You could take out an unsecured loan to buy your vehicle. However, depending on the interest rate, the monthly repayments could be higher than with a car finance package because you haven’t put down a deposit. Another cheaper alternative could be to use a secured loan to purchase your new car.
A secured loan is so called because it is finance that uses an asset as secutiry for the loan. This makes it a less risky option for the lender than an unsecured personal loan so, depending on your circumstances, you could borrow more over a longer period and at a lower interest rate.
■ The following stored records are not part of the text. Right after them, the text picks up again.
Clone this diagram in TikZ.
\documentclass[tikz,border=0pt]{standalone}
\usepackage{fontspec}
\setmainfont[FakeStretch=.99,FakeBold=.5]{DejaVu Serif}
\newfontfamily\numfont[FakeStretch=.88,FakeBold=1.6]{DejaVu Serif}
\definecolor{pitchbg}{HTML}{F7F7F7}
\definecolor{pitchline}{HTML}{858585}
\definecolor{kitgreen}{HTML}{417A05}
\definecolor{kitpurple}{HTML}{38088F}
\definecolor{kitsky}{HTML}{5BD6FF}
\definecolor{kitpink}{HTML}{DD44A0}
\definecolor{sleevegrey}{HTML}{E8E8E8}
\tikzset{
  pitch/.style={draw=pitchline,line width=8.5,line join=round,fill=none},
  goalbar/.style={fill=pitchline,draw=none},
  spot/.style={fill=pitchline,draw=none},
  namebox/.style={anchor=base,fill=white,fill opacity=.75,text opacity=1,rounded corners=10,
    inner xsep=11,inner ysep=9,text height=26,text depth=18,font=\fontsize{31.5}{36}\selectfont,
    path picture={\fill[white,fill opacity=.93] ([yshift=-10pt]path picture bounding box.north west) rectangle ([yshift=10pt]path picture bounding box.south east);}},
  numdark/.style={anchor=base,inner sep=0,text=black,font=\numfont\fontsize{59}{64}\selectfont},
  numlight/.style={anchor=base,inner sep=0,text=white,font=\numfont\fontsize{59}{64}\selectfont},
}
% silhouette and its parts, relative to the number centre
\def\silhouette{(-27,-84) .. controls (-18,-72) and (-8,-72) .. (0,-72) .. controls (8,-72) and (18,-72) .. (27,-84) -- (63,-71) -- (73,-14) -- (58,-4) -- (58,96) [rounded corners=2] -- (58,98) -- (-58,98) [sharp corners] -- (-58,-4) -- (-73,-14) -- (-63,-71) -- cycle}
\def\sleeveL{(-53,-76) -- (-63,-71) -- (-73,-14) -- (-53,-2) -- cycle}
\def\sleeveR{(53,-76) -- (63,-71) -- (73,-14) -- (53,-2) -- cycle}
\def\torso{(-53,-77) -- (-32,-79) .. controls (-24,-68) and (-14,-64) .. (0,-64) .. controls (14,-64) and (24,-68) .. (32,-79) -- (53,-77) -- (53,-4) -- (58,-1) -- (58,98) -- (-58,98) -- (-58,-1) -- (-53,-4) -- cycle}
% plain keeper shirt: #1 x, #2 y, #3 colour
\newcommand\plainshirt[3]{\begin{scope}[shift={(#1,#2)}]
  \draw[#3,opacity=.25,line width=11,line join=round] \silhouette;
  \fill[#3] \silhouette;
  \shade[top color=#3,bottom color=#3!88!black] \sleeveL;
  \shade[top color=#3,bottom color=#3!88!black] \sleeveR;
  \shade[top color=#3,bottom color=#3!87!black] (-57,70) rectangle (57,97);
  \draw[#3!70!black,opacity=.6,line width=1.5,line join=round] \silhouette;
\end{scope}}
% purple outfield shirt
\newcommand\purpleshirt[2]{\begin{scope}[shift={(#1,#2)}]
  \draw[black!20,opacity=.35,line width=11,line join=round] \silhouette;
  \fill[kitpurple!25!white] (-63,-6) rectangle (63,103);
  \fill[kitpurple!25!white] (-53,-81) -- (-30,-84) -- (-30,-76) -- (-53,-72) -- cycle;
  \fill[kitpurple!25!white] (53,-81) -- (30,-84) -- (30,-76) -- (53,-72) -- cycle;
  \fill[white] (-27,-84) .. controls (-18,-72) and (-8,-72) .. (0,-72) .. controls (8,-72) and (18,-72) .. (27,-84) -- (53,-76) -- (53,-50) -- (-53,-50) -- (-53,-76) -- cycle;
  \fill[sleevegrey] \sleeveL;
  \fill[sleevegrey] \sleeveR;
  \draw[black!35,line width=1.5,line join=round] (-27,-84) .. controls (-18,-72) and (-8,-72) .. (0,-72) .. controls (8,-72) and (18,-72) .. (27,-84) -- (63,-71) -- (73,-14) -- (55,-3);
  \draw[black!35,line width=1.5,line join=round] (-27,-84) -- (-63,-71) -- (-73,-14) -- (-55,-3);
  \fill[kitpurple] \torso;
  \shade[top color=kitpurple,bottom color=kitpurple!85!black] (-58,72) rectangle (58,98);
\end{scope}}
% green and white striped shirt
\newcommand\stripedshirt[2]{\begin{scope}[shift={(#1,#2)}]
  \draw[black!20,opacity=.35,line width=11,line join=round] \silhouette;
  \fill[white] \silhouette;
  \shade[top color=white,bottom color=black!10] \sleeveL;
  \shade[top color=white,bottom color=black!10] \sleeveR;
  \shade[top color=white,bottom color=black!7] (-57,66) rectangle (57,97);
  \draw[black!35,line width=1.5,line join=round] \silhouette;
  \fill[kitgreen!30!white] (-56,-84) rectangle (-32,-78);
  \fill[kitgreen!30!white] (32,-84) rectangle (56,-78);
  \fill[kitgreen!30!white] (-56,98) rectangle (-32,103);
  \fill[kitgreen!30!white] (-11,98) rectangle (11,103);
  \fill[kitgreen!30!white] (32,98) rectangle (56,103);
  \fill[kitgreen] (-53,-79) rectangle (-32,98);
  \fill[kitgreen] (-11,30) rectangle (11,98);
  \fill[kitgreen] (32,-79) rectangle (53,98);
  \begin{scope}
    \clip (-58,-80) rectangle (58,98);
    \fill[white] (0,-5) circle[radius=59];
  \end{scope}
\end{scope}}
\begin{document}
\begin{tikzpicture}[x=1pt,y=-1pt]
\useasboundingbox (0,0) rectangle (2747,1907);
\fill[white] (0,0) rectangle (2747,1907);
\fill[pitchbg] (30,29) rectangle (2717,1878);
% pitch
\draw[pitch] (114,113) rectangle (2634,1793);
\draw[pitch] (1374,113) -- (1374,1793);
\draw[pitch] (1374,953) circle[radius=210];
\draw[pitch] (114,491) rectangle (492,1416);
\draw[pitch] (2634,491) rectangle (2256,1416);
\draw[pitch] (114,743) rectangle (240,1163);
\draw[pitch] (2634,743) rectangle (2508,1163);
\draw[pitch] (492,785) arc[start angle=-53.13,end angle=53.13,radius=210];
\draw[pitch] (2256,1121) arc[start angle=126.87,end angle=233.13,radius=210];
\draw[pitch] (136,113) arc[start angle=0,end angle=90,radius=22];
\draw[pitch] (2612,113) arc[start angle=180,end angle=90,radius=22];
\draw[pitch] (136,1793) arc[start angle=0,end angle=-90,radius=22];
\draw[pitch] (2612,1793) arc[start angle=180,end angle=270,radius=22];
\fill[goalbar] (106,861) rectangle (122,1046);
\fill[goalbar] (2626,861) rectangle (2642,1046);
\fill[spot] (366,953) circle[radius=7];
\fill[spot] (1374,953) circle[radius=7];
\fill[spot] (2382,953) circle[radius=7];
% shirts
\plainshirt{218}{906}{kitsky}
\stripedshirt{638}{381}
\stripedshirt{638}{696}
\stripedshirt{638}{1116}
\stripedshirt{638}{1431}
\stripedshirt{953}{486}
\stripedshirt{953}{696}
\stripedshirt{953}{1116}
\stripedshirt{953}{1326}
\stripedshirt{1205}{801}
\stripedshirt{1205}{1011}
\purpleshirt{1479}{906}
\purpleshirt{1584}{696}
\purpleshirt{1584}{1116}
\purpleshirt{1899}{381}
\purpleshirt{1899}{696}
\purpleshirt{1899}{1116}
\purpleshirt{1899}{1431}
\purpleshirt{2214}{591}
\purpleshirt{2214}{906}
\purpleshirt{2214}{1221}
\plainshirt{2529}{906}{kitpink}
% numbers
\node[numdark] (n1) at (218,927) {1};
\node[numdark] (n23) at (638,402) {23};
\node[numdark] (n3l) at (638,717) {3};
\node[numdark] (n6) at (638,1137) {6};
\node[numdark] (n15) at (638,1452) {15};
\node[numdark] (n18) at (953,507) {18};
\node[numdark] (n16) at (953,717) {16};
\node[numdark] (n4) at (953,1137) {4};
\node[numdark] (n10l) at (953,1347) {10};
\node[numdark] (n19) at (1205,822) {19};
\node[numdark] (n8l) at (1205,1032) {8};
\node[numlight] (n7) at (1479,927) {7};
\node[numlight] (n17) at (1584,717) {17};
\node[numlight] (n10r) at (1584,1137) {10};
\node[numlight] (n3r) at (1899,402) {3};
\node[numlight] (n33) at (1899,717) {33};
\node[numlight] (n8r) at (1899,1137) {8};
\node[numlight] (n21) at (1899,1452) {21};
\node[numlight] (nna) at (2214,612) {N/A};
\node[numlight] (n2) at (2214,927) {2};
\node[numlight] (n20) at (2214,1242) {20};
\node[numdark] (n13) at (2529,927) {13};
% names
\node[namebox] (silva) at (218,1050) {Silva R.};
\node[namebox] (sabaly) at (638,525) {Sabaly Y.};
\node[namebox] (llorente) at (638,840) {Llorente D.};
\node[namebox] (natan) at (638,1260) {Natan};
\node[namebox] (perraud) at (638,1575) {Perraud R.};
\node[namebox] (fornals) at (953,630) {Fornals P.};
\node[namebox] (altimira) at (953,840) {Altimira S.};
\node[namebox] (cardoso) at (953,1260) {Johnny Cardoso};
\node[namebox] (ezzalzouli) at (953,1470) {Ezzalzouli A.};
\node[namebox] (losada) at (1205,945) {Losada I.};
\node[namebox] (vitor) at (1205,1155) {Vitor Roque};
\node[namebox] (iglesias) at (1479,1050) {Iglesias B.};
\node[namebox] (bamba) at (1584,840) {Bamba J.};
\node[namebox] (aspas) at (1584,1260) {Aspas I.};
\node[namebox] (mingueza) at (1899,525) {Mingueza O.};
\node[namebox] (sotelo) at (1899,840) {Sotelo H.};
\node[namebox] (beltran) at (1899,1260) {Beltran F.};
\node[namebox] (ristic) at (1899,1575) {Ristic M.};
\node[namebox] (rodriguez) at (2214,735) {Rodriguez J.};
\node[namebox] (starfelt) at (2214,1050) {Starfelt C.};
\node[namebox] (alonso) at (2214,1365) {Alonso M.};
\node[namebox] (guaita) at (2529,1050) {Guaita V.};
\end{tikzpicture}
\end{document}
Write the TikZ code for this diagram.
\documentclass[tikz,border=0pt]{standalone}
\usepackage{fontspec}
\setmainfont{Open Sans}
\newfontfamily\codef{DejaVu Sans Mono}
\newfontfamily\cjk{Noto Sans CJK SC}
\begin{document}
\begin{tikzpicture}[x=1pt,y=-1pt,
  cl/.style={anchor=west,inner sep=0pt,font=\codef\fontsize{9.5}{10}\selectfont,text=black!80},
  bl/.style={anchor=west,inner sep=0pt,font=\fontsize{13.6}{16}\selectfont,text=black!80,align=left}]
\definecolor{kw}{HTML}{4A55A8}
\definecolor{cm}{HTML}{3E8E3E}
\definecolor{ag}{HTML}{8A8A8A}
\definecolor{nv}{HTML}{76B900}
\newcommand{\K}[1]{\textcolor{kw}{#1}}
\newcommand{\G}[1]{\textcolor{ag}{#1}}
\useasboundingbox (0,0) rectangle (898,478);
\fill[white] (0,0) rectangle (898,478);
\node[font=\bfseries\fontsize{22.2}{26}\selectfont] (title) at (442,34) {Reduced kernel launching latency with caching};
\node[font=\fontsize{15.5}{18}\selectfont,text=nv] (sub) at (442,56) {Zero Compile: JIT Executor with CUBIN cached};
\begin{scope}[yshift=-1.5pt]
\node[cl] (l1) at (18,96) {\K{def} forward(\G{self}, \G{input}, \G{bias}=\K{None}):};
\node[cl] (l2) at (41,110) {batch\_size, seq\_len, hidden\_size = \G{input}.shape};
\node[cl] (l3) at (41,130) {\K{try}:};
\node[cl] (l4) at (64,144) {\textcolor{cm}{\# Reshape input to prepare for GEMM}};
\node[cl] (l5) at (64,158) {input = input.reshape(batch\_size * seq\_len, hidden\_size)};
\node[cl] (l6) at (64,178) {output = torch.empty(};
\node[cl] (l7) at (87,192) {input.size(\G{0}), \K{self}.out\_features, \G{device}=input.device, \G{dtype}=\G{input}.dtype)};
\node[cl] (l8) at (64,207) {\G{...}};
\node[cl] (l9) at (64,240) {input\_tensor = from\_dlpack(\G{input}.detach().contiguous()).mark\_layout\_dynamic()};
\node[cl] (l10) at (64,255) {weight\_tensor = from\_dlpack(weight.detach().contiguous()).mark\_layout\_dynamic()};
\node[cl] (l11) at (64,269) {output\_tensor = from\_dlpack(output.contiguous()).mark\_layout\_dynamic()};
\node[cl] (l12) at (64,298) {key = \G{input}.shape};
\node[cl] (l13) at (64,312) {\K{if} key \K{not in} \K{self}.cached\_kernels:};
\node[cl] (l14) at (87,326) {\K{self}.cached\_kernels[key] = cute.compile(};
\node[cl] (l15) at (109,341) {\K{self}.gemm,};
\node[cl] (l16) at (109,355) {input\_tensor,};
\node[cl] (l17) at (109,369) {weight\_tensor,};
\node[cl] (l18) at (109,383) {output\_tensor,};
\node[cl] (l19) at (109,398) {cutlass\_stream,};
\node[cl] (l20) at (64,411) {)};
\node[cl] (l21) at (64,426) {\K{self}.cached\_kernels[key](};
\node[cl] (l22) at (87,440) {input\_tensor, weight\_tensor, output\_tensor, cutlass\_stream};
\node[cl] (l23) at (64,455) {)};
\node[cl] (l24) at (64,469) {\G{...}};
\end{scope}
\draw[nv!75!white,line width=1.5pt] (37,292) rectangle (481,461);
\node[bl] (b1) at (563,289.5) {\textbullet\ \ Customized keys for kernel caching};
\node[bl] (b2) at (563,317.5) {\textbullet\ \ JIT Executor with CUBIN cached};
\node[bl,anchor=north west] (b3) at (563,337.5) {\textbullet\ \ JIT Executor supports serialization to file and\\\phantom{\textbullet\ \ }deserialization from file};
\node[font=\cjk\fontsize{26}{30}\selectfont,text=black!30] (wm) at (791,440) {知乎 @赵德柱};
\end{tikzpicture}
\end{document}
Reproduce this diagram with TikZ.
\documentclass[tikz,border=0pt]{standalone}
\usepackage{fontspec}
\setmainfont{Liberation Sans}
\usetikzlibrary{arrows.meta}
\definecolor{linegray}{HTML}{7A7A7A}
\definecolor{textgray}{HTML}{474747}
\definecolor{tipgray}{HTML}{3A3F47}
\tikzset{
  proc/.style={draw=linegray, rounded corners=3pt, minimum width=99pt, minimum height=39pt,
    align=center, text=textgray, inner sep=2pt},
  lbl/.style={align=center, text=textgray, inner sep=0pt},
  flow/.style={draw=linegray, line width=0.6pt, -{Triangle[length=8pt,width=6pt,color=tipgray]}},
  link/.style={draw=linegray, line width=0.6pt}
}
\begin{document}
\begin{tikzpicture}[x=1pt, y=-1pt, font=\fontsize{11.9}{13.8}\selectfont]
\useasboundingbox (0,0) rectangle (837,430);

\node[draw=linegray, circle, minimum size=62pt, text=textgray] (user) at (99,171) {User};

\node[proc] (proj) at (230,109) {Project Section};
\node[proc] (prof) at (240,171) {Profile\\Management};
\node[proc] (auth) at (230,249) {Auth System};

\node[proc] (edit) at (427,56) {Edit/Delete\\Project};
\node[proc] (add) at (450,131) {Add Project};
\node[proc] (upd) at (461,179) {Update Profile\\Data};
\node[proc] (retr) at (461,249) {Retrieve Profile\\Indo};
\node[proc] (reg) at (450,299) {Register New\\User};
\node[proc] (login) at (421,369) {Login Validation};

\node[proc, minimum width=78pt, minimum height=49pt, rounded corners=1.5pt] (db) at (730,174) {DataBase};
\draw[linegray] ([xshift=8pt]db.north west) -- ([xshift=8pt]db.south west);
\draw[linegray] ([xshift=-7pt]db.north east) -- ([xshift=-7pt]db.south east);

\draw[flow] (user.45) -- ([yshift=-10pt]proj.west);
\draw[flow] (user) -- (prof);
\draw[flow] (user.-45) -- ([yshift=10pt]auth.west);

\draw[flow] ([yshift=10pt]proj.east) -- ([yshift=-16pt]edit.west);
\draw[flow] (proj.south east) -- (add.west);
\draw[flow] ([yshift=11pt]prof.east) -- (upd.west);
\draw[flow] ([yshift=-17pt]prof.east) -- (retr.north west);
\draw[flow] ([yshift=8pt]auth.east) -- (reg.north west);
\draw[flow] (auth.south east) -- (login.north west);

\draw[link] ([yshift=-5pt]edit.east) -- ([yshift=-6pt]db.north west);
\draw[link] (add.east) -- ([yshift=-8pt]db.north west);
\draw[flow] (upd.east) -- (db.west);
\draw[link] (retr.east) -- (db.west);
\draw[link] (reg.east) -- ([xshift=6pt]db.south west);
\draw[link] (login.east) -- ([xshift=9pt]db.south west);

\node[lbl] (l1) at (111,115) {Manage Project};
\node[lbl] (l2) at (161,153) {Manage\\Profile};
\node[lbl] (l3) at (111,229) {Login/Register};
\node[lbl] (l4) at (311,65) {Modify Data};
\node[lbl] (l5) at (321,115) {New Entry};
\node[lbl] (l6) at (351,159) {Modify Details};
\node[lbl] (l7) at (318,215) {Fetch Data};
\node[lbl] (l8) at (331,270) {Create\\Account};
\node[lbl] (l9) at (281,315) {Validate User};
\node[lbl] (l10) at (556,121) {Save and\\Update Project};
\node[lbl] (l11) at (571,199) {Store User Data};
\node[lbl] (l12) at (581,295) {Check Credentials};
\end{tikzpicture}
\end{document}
With a secured loan you can generally borrow between £15,000 to £100,000 and pay it back over 5 to 25-years, depending on credit checks and your financial status.
In contrast, unsecured finance is not secured on an asset so is a greater risk for the bank and, as such, the interest rates tend to be higher, the amount you can borrow less (£1,000 to £50,000) and the repayment periods shorter – normally between one and five years.
The loan will be secured on your car or your property
However, if you take out a secured loan it does mean that the finance will either be secured on your vehicle or your home, meaning that if you fail to keep up with the repayments, in the worst case scenario the lender could repossess your car or property.
Depending on how much you borrow and over what time frame, you could also end up paying more in interest because you could be paying it back for a longer period of time.
Can I get a secured loan with a poor credit rating?
It can actually be easier to qualify for a secured loan if you have a less than ideal credit rating as having the loan secured on an asset makes it a less risky proposition for the lender.
Check with your mortgage lender
If you own your own home it might be worth checking with your existing mortgage lender to find out if they could extend your mortgage borrowing or provide an additional secured loan to help you purchase your vehicle.
Always think carefully and get advice before securing a loan to your property.